EXERCISE BRIEF :: In the lines below, output everything from the first line through the line containing "at (12.7, 16.52)" exactly as it is. Pictures are not part of the output.

DATA SHOWN ::
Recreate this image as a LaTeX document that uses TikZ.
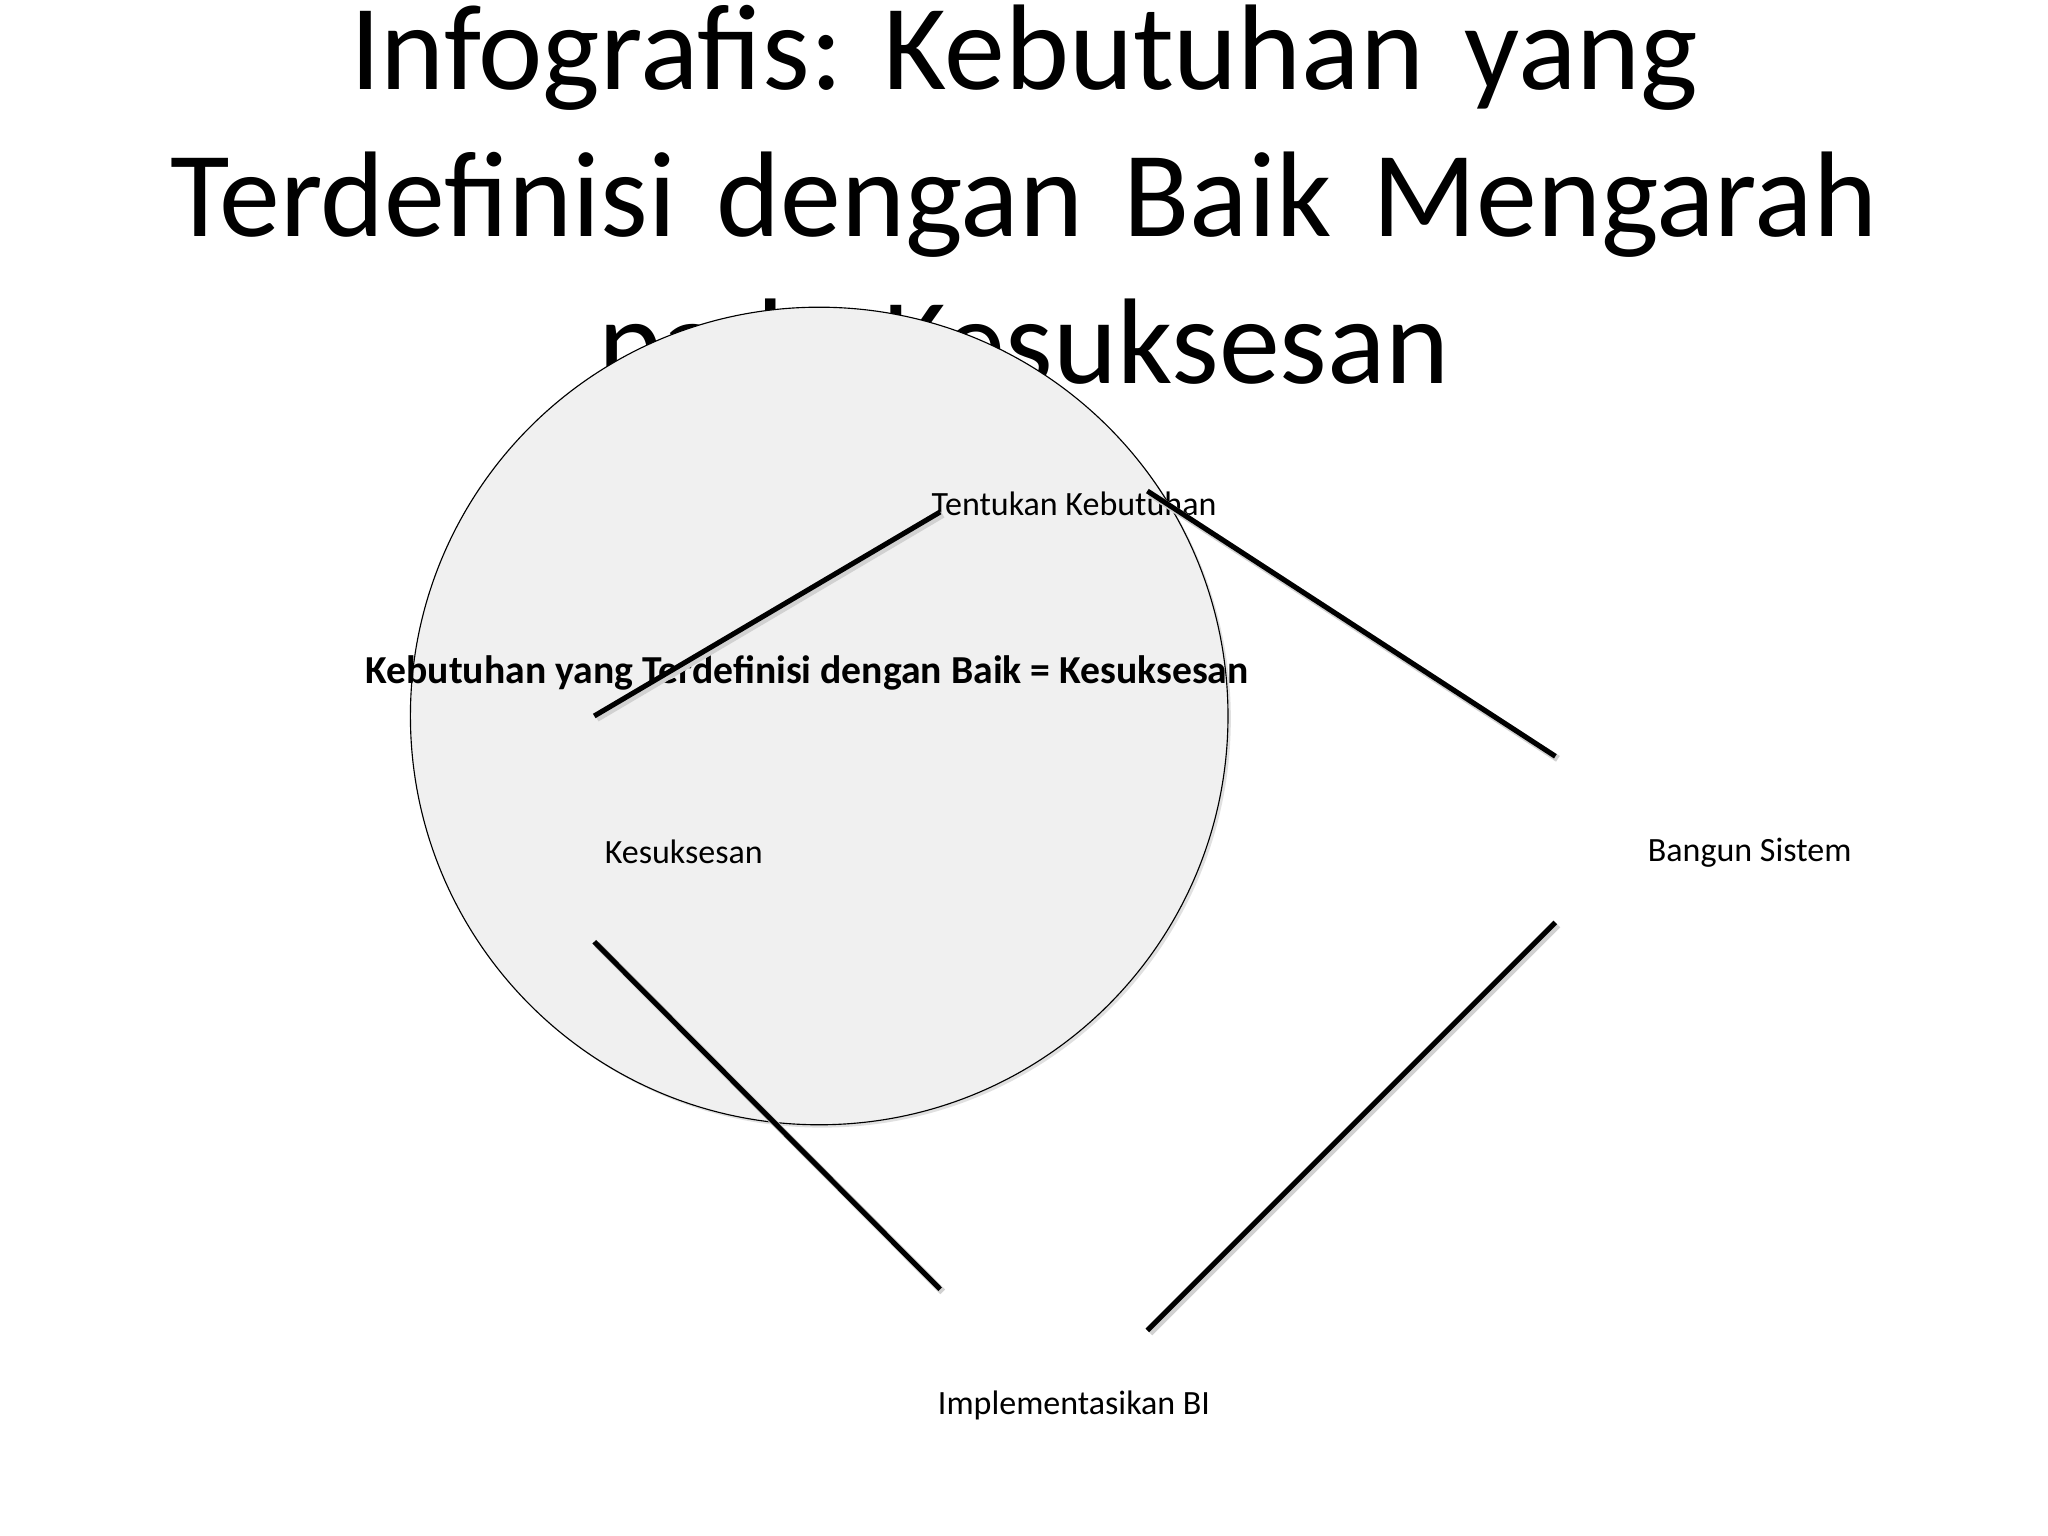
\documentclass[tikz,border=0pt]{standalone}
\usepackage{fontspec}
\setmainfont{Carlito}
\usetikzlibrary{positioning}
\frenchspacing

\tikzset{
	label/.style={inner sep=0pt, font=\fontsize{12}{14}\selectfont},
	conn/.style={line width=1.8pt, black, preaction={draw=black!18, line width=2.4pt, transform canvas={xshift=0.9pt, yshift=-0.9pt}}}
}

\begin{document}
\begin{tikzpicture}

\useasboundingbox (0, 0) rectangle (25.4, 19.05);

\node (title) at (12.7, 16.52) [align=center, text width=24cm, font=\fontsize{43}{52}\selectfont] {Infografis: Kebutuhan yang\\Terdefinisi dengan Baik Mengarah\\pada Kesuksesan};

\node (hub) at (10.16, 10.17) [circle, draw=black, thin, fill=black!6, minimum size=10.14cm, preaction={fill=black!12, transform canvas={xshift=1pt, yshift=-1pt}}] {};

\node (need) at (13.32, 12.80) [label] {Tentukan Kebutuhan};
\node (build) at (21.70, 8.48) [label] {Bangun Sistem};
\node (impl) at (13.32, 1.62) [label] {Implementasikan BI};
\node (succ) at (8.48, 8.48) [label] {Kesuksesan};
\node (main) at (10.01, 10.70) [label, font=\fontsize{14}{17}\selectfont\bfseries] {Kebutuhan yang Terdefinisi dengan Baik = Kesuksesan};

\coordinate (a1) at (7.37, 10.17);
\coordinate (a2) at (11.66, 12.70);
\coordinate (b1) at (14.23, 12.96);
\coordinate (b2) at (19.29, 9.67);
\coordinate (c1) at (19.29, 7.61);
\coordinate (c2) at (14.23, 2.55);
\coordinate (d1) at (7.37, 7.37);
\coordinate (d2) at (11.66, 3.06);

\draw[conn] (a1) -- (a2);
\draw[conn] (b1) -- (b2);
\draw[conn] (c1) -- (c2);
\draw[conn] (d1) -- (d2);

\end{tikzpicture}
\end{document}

COMPLETED TASK ::
Recreate this image as a LaTeX document that uses TikZ.
\documentclass[tikz,border=0pt]{standalone}
\usepackage{fontspec}
\setmainfont{Carlito}
\usetikzlibrary{positioning}
\frenchspacing

\tikzset{
	label/.style={inner sep=0pt, font=\fontsize{12}{14}\selectfont},
	conn/.style={line width=1.8pt, black, preaction={draw=black!18, line width=2.4pt, transform canvas={xshift=0.9pt, yshift=-0.9pt}}}
}

\begin{document}
\begin{tikzpicture}

\useasboundingbox (0, 0) rectangle (25.4, 19.05);

\node (title) at (12.7, 16.52) [align=center, text width=24cm, font=\fontsize{43}{52}\selectfont] {Infografis: Kebutuhan yang\\Terdefinisi dengan Baik Mengarah\\pada Kesuksesan};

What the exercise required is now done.